Hildy Good (Sigourney Weaver) is a small-town Massachusetts real estate agent who seems to have her life together when we first meet her, but the messy layers slowly start to reveal themselves. She’s lying to her two daughters about staying sober, has lost a bunch of clients to her former mentee turned rival Wendy (Kathryn Erbe), is single after her husband (David Rasche) left her for a man, and has a lot of childhood trauma buried deep inside. But if you ask her, she believes everything is fine, and Weaver seems to be having a lot of fun with this character who quips lines such as, “In my mind, wine isn’t really drinking.
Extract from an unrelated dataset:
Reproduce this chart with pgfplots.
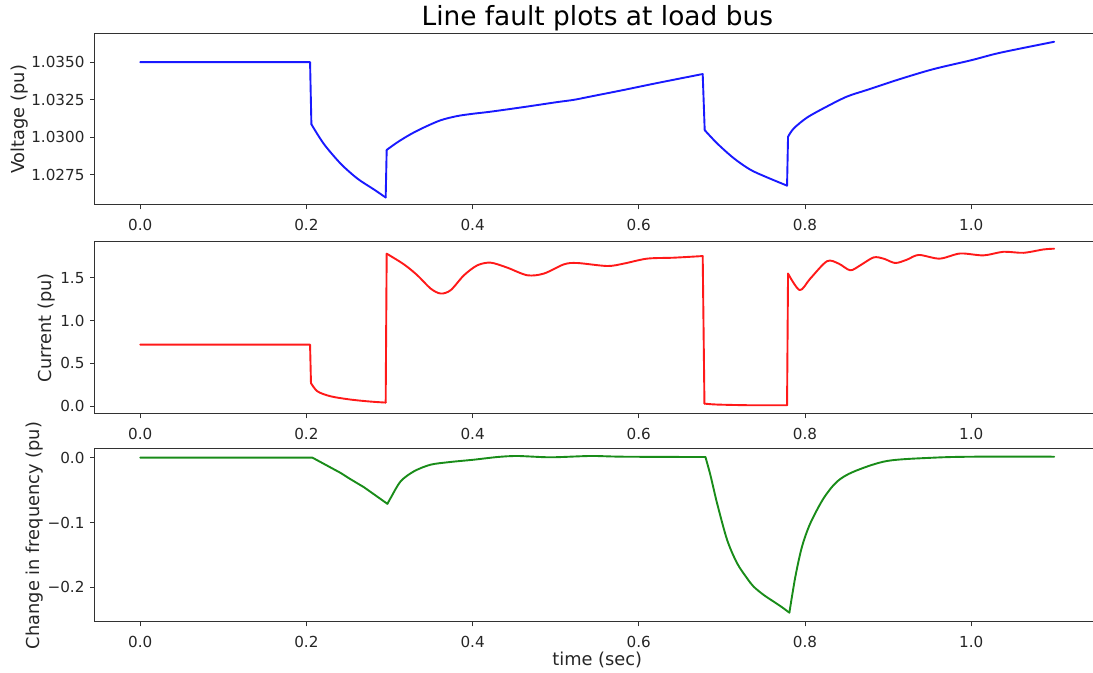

Vodka definitely is.”
But the longer we spend time with Hildy, the more destructive we see her become. As she starts buddying up with new resident Rebecca (Morena Baccarin), their hangouts turn into binge drinking sessions which Hildy knows her daughters would be extremely disappointed with. Hildy also makes reckless decisions, such as drinking and driving, and drinks so much that she can’t remember what happened the night before. Not to mention she can’t help but stick her nose into everyone’s business – even as she tells people she doesn’t get involved in others’ problems – and muddies things up even more. It seems like she’s on a one-way street to self-destruction with no brakes, even as she rekindles a romance with an old flame Frank (Kevin Kline), which brings some needed positivity into her life.
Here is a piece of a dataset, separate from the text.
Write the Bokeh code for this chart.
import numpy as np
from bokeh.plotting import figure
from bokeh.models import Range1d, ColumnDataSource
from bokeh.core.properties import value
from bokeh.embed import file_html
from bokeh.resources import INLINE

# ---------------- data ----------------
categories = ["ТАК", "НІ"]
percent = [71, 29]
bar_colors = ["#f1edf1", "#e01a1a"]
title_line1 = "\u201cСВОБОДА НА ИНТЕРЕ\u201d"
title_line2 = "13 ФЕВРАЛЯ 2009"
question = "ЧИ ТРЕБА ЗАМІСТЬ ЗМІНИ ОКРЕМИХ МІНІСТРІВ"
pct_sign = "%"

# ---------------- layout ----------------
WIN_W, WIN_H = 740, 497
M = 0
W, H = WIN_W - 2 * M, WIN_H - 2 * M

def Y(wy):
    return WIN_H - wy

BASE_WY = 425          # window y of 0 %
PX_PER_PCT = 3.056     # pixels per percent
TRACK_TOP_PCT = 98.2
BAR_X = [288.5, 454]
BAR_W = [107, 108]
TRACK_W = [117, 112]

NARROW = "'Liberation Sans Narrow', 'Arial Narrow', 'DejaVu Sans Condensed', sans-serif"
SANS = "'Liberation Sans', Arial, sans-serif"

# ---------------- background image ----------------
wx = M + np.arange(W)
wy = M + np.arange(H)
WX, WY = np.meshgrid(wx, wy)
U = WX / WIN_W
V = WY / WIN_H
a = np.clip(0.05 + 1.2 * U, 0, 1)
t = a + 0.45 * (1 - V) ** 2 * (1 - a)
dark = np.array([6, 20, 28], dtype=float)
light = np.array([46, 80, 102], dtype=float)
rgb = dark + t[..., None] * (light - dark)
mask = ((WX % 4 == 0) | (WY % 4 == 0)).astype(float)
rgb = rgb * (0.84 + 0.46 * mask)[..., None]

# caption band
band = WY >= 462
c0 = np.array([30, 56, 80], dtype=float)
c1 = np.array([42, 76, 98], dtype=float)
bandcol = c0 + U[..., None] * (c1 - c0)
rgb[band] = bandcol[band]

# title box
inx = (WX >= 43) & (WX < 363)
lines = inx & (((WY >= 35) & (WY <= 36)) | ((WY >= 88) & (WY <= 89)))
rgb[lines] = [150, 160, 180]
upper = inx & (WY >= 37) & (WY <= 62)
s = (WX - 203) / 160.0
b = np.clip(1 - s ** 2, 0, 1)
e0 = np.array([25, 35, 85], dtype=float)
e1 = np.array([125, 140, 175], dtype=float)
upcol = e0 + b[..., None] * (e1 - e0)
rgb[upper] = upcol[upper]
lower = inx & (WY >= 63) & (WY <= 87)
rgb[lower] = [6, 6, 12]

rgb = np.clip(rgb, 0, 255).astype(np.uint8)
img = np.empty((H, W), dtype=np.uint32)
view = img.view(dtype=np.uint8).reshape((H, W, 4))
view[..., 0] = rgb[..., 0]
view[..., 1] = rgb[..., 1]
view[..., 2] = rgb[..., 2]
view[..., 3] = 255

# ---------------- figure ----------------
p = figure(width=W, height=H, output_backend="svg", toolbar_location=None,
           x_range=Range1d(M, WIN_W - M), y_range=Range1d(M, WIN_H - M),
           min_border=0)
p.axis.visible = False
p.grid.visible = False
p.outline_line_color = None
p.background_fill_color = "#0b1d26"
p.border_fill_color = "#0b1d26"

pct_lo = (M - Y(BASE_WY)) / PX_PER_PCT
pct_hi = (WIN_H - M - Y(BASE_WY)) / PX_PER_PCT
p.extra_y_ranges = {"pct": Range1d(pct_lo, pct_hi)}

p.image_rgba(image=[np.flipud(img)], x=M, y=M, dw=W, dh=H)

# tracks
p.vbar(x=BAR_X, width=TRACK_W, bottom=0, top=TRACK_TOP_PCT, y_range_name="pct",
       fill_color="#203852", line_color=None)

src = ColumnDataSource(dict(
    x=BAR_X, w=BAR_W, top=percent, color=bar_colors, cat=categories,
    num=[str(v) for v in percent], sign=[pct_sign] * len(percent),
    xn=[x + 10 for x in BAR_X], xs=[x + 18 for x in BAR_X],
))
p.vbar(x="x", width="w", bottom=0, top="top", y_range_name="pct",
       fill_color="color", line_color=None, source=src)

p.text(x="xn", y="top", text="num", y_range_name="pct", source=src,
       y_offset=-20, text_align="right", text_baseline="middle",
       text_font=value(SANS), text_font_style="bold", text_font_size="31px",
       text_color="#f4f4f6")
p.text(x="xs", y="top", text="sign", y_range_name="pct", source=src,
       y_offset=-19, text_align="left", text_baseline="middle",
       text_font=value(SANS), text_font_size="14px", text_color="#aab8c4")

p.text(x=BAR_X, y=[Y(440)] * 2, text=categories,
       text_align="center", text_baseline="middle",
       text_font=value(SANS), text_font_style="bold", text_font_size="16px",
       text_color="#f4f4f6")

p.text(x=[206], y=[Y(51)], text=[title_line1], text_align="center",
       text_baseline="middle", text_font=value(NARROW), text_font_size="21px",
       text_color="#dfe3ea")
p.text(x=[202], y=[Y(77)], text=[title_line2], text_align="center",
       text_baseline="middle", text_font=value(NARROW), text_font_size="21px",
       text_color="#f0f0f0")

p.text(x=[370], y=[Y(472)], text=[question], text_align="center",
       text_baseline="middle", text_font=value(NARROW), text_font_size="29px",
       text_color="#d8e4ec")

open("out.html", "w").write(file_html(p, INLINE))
The main issue with this film is that it doesn’t know what kind of story it wants to be. It starts off fairly lighthearted and charming, especially when Hildy breaks the fourth wall to comment on the people in her life and gossip in town, and it even treats her drinking as a cute character trait. There’s even mention of her connection to the Salem witch trials that have led to some mind-reading powers that are never revisited again. It then moves into a more serious tone with a family intervention about Hildy’s drinking before reverting back into silly territory. She then revisits the childhood trauma that clearly impacts her to this day before we enter a comically messy third act that includes a missing child, hallucinations, and a total breakdown. Not only do the constant tonal changes throw off any flow this film has, but it makes it exhausting to keep up. In the end, audiences likely won’t feel any connection to Hildy and her never-ending drama, let alone remember any of the countless background characters who are severely underwritten. Weaver and Kline do their best with what they’re given, especially with their poorly written romance, but not even they can save this film.
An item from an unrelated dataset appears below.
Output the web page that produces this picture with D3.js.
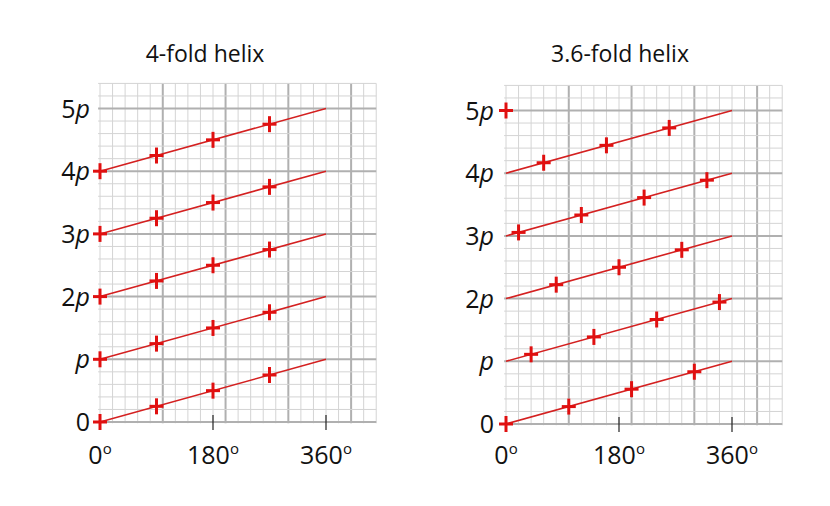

Hildy is constantly trying to sell people on how she’s a great real estate agent, but “The Good House” will likely not get many buyers interested in its messy story. While it’s nice to see Weaver continue to play complex female characters on the big screen, it’s a shame that this film couldn’t bring much depth that Leary’s novel had. Perhaps this would have been stronger if it was a limited series, allowing it to fully explore Hildy’s troubled situation and shed light on important issues.